Code that draws figures.
· · · ·
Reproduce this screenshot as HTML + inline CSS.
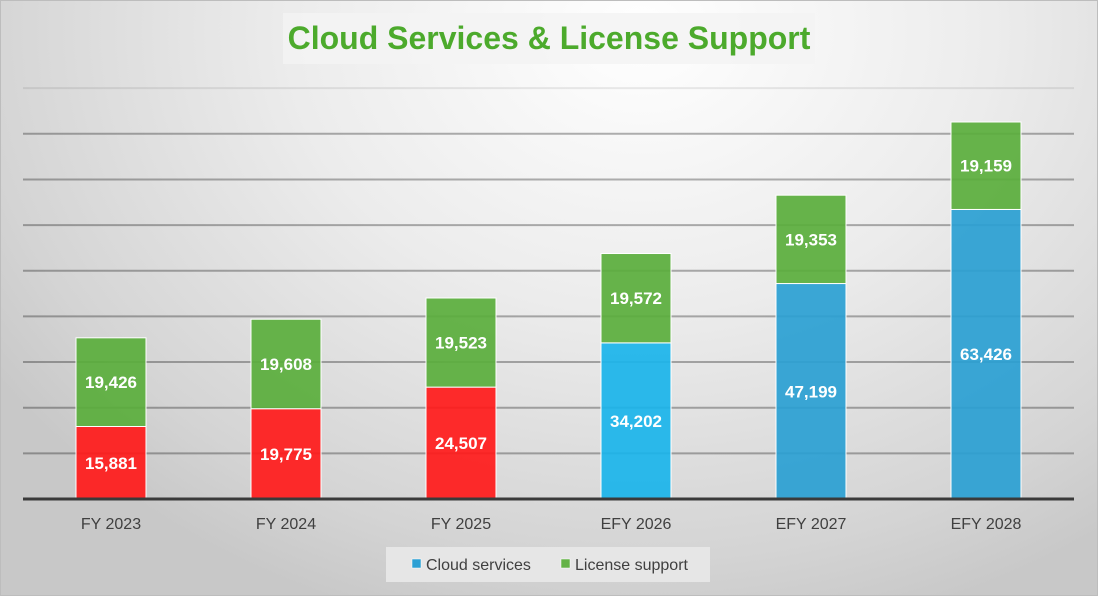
<!DOCTYPE html>
<html><head><meta charset="utf-8"><style>
html,body{margin:0;padding:0;}
body{width:1098px;height:596px;overflow:hidden;font-family:"Liberation Sans",sans-serif;}
#chart{position:absolute;left:0;top:0;width:1096px;height:594px;border:1px solid #bdbdbd;
background:radial-gradient(ellipse 780px 620px at 640px 30px,#ffffff 0%,#ececec 45%,#d4d4d4 85%,#c8c8c8 100%);}
</style></head><body>
<div id="chart">
<svg id="svg" width="1098" height="596" style="position:absolute;left:-1px;top:-1px">
<rect x="283" y="13" width="532" height="51" fill="#f3f3f3" opacity="0.85"/>
<text x="549" y="49" text-anchor="middle" font-size="32" font-weight="bold" fill="#4caa2c" font-family="Liberation Sans, sans-serif">Cloud Services &amp; License Support</text>
<g id="grid"></g>
<g id="bars"></g>
<g id="xlabels"></g>
<rect x="386" y="547" width="324" height="35" fill="#e6e6e6"/>
<rect x="412" y="559" width="9" height="9" fill="#2ca0d4" stroke="#fff" stroke-width="0.5"/>
<text x="426" y="570" font-size="16" fill="#404040">Cloud services</text>
<rect x="561" y="559" width="9" height="9" fill="#63b246" stroke="#fff" stroke-width="0.5"/>
<text x="575" y="570" font-size="16" fill="#404040">License support</text>
</svg>
</div>
<script>
const categories=["FY 2023","FY 2024","FY 2025","EFY 2026","EFY 2027","EFY 2028"];
const cloudValues=[15881,19775,24507,34202,47199,63426];
const licenseValues=[19426,19608,19523,19572,19353,19159];
const cloudColors=["#ff1a1a","#ff1a1a","#ff1a1a","#1ab4ea","#2a9fd2","#2a9fd2"];
const yTicks=[0,10000,20000,30000,40000,50000,60000,70000,80000,90000];
const NS="http://www.w3.org/2000/svg";
const baseY=499,pxPer=45.65/10000;
function y(v){return baseY-v*pxPer;}
function x(i){return 111+i*175;}
function mk(t,a,p){const e=document.createElementNS(NS,t);for(const k in a)e.setAttribute(k,a[k]);p.appendChild(e);return e;}
const grid=document.getElementById('grid'),bars=document.getElementById('bars'),xl=document.getElementById('xlabels');
yTicks.forEach((t,i)=>{if(t===0)return;
 const l=mk('line',{x1:23,x2:1074,y1:y(t),y2:y(t),stroke:'#000','stroke-opacity':i===yTicks.length-1?0.08:0.3,'stroke-width':2},grid);
 
 });
categories.forEach((c,i)=>{
 const cx=x(i),w=70;
 const r1=mk('rect',{x:cx-w/2,y:y(cloudValues[i]),width:w,height:baseY-y(cloudValues[i]),fill:cloudColors[i],'fill-opacity':0.92,stroke:'#fff','stroke-width':1},bars);
 
 
 const top=cloudValues[i]+licenseValues[i];
 const r2=mk('rect',{x:cx-w/2,y:y(top),width:w,height:y(cloudValues[i])-y(top),fill:'#5aae3c','fill-opacity':0.92,stroke:'#fff','stroke-width':1},bars);
 
 
 const t1=mk('text',{x:cx,y:(y(cloudValues[i])+baseY)/2+6,'text-anchor':'middle','font-size':17,'font-weight':'bold',fill:'#fff'},bars);
 t1.textContent=cloudValues[i].toLocaleString('en-US');
 
 
 const t2=mk('text',{x:cx,y:(y(top)+y(cloudValues[i]))/2+6,'text-anchor':'middle','font-size':17,'font-weight':'bold',fill:'#fff'},bars);
 t2.textContent=licenseValues[i].toLocaleString('en-US');
 
 
 const t3=mk('text',{x:cx,y:529,'text-anchor':'middle','font-size':16,fill:'#404040'},xl);
 t3.textContent=c;
 
 
});
const ax=mk('line',{x1:23,x2:1074,y1:baseY,y2:baseY,stroke:'#3a3a3a','stroke-width':3},bars);


</script>
</body></html>
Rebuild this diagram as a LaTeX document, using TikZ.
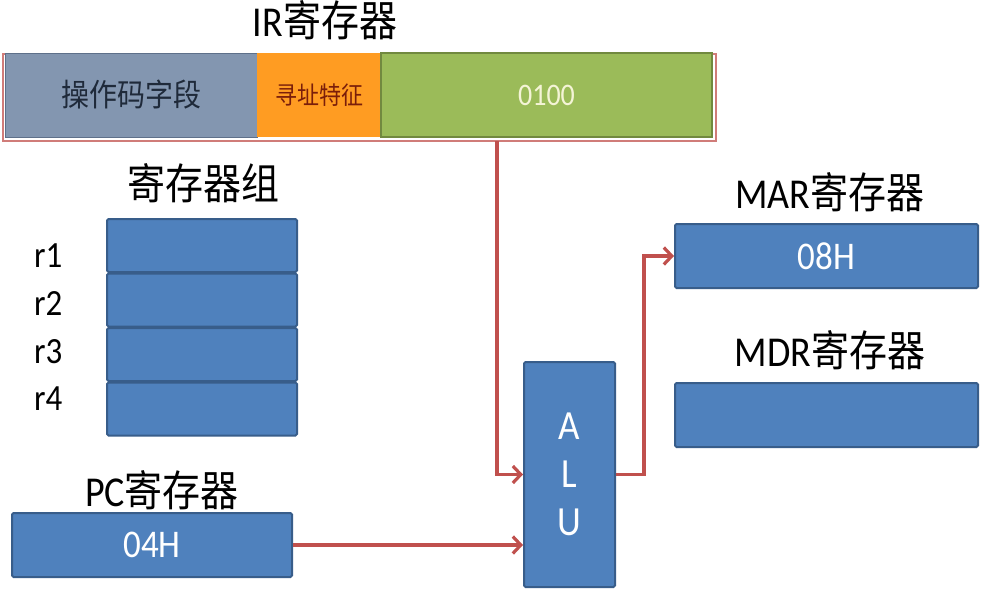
· · · ·
Repeat the data exactly, without the pictures.

Reproduce this screenshot as HTML + inline CSS.
<!DOCTYPE html>
<html><head><meta charset="utf-8"><style>
html,body{margin:0;padding:0;}
body{width:1098px;height:596px;overflow:hidden;font-family:"Liberation Sans",sans-serif;}
#chart{position:absolute;left:0;top:0;width:1096px;height:594px;border:1px solid #bdbdbd;
background:radial-gradient(ellipse 780px 620px at 640px 30px,#ffffff 0%,#ececec 45%,#d4d4d4 85%,#c8c8c8 100%);}
</style></head><body>
<div id="chart">
<svg id="svg" width="1098" height="596" style="position:absolute;left:-1px;top:-1px">
<rect x="283" y="13" width="532" height="51" fill="#f3f3f3" opacity="0.85"/>
<text x="549" y="49" text-anchor="middle" font-size="32" font-weight="bold" fill="#4caa2c" font-family="Liberation Sans, sans-serif">Cloud Services &amp; License Support</text>
<g id="grid"></g>
<g id="bars"></g>
<g id="xlabels"></g>
<rect x="386" y="547" width="324" height="35" fill="#e6e6e6"/>
<rect x="412" y="559" width="9" height="9" fill="#2ca0d4" stroke="#fff" stroke-width="0.5"/>
<text x="426" y="570" font-size="16" fill="#404040">Cloud services</text>
<rect x="561" y="559" width="9" height="9" fill="#63b246" stroke="#fff" stroke-width="0.5"/>
<text x="575" y="570" font-size="16" fill="#404040">License support</text>
</svg>
</div>
<script>
const categories=["FY 2023","FY 2024","FY 2025","EFY 2026","EFY 2027","EFY 2028"];
const cloudValues=[15881,19775,24507,34202,47199,63426];
const licenseValues=[19426,19608,19523,19572,19353,19159];
const cloudColors=["#ff1a1a","#ff1a1a","#ff1a1a","#1ab4ea","#2a9fd2","#2a9fd2"];
const yTicks=[0,10000,20000,30000,40000,50000,60000,70000,80000,90000];
const NS="http://www.w3.org/2000/svg";
const baseY=499,pxPer=45.65/10000;
function y(v){return baseY-v*pxPer;}
function x(i){return 111+i*175;}
function mk(t,a,p){const e=document.createElementNS(NS,t);for(const k in a)e.setAttribute(k,a[k]);p.appendChild(e);return e;}
const grid=document.getElementById('grid'),bars=document.getElementById('bars'),xl=document.getElementById('xlabels');
yTicks.forEach((t,i)=>{if(t===0)return;
 const l=mk('line',{x1:23,x2:1074,y1:y(t),y2:y(t),stroke:'#000','stroke-opacity':i===yTicks.length-1?0.08:0.3,'stroke-width':2},grid);
 
 });
categories.forEach((c,i)=>{
 const cx=x(i),w=70;
 const r1=mk('rect',{x:cx-w/2,y:y(cloudValues[i]),width:w,height:baseY-y(cloudValues[i]),fill:cloudColors[i],'fill-opacity':0.92,stroke:'#fff','stroke-width':1},bars);
 
 
 const top=cloudValues[i]+licenseValues[i];
 const r2=mk('rect',{x:cx-w/2,y:y(top),width:w,height:y(cloudValues[i])-y(top),fill:'#5aae3c','fill-opacity':0.92,stroke:'#fff','stroke-width':1},bars);
 
 
 const t1=mk('text',{x:cx,y:(y(cloudValues[i])+baseY)/2+6,'text-anchor':'middle','font-size':17,'font-weight':'bold',fill:'#fff'},bars);
 t1.textContent=cloudValues[i].toLocaleString('en-US');
 
 
 const t2=mk('text',{x:cx,y:(y(top)+y(cloudValues[i]))/2+6,'text-anchor':'middle','font-size':17,'font-weight':'bold',fill:'#fff'},bars);
 t2.textContent=licenseValues[i].toLocaleString('en-US');
 
 
 const t3=mk('text',{x:cx,y:529,'text-anchor':'middle','font-size':16,fill:'#404040'},xl);
 t3.textContent=c;
 
 
});
const ax=mk('line',{x1:23,x2:1074,y1:baseY,y2:baseY,stroke:'#3a3a3a','stroke-width':3},bars);


</script>
</body></html>
Rebuild this diagram as a LaTeX document, using TikZ.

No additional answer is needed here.